LeadershipVManagement.jpg

Leadership and management are closely entwined, but there is a fundamental difference between them. Understandably the lines get blurred because great leaders are often also very good managers — but not always.

Being a great manager does not automatically make you a great leader. Leadership is about the progressive endeavour to renew and create, whereas good management can simply be about the preservation of what works. This can be a source of conflict in many organisations because great leaders are visionaries, whereas managers are most often firstly concerned with the task of maintaining optimal operations. The gap between these two goals can be wide and treacherous.

Business academic and author Clayton Christensen delineates this distinction perfectly in his landmark book The Innovator’s Dilemma, by exploring the often conflicting demands between a future punctuated by disruptive innovation and a present marked by the dictates of solid management principles.

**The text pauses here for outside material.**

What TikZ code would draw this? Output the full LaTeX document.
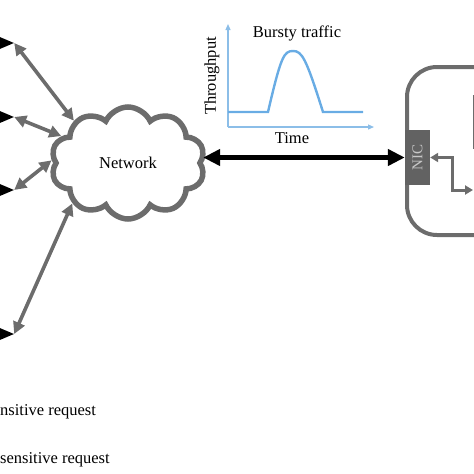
\documentclass[tikz,border=0pt]{standalone}
\usepackage{graphicx}
\usepackage{fontspec}
\setmainfont{Liberation Serif}
\usetikzlibrary{arrows.meta,shapes.geometric,shapes.symbols}
\definecolor{netgray}{RGB}{108,108,108}
\definecolor{nicgray}{RGB}{98,98,98}
\definecolor{plotblue}{RGB}{105,172,228}
\definecolor{axisblue}{RGB}{140,190,232}

\begin{document}
\begin{tikzpicture}[x=1pt, y=-1pt,
	every node/.style={font=\fontsize{16.5}{19}\selectfont},
	client/.style={diamond, fill=black, minimum width=28pt, minimum height=12pt, inner sep=0pt},
	link/.style={draw=netgray, line width=3.6pt, {Triangle[length=12pt,width=12pt]}-{Triangle[length=12pt,width=12pt]}},
	biglink/.style={draw=black, line width=5pt, {Triangle[length=17pt,width=16pt]}-{Triangle[length=17pt,width=16pt]}},
	smalllink/.style={draw=netgray, line width=3pt, {Triangle[length=8pt,width=9pt]}-{Triangle[length=8pt,width=9pt]}},
	axis/.style={draw=axisblue, line width=1.2pt, -{Triangle[length=6pt,width=5pt]}}]
	\useasboundingbox (0,0) rectangle (474,474);
	\clip (0,0) rectangle (474,474);

			\node[client] (c1) at (0,43) {};
			\node[client] (c2) at (0,117) {};
			\node[client] (c3) at (0,190) {};
			\node[client] (c4) at (0,334) {};
			\node[cloud, draw=netgray, line width=5.5pt, cloud puffs=10, cloud puff arc=130, aspect=1.4, minimum width=154pt, minimum height=112pt] (net) at (128,163) {Network};

			\draw[draw=netgray, line width=4pt, rounded corners=30pt] (407,67) rectangle (580,235);
			\node[draw=netgray, line width=3.5pt, minimum width=60pt, minimum height=50pt, anchor=north west] (app) at (473,95) {};
			\node[fill=nicgray, text=white!78!black, minimum width=25pt, minimum height=55pt, inner sep=0pt, font=\fontsize{15}{17}\selectfont] (nic) at (417.5,157.5) {\rotatebox{90}{NIC}};
			\coordinate (mem) at (473,190);

			\path
			  (c1.east) edge[link] (net.142)
			  (c2.east) edge[link] (net.158)
			  (c3.east) edge[link] (net.178)
			  (c4.east) edge[link] (net.216)
			  (net.east |- nic.west) edge[biglink] (nic.west);
			\draw[smalllink] (nic.east) -- ++(22,0) |- (mem);

			\coordinate (o) at (228,127);
			\draw[axis] (o) -- ++(0,-103);
			\draw[axis] (o) -- ++(146,0);
			\draw[plotblue, line width=2.4pt] (228,112) -- (268,112) .. controls (281,56) and (284,51) .. (293,51) .. controls (302,51) and (306,58) .. (323,112) -- (363,112);
			\node (burst) at (297,33) {Bursty traffic};
			\node[rotate=90] (thr) at (212,76) {Throughput};
			\node (time) at (292,138) {Time};

			\node[anchor=base west, inner sep=0pt] (ls) at (0,415) {nsitive request};
			\node[anchor=base west, inner sep=0pt] (li) at (0,463) {sensitive request};
\end{tikzpicture}
\end{document}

Writing in 1997 against the backdrop of major changes in the computer industry, Christensen’s research delves into the paradox of why industry-leading companies fail:

It shows that in the cases of well-managed firms ... good management was the most powerful reason they failed to stay atop their industries. Precisely because these firms listened to their customers, invested aggressively in new technologies that would provide their customers more and better products of the sort they wanted, and because they carefully studied market trends and systematically allocated investment capital to innovations that promised the best returns, they lost their positions of leadership.

 It’s a conclusion that hardly makes sense on the face of it, but is at the heart of the innovator’s dilemma: “...how executives can simultaneously do what is right for the near-term health of their established businesses, while focusing adequate resources on the disruptive technologies that ultimately could lead to their downfall.”

Twenty-one years later and the disruptive technologies Christensen was talking about in his book have only accelerated to become an even bigger X-factor for businesses. It could be argued that imaginative, visionary leadership is even more crucial in 2018 than it was in 1997, with almost every industry confronted by a tsunami of change in the shape of technologies such as blockchain, artificial intelligence and the Internet of Things.

Organisations are made up of enablers and disablers; people who pursue the new and people who seek to maintain the old; those who see things as they are and those who see things as they could be. Both play their part. Great leaders understand the need to synthesize these two positions. To encourage the diverse and open exchange of views and ideas. To weigh, balance and test. To be challenged by the intelligence, knowledge and creativity of the team around them.

As Christensen pointed out more than two decades ago, it takes more than just good management for companies to be successful in the face of disruption. It also requires visionary leadership and the courage to walk with others on the journey to fulfil that vision.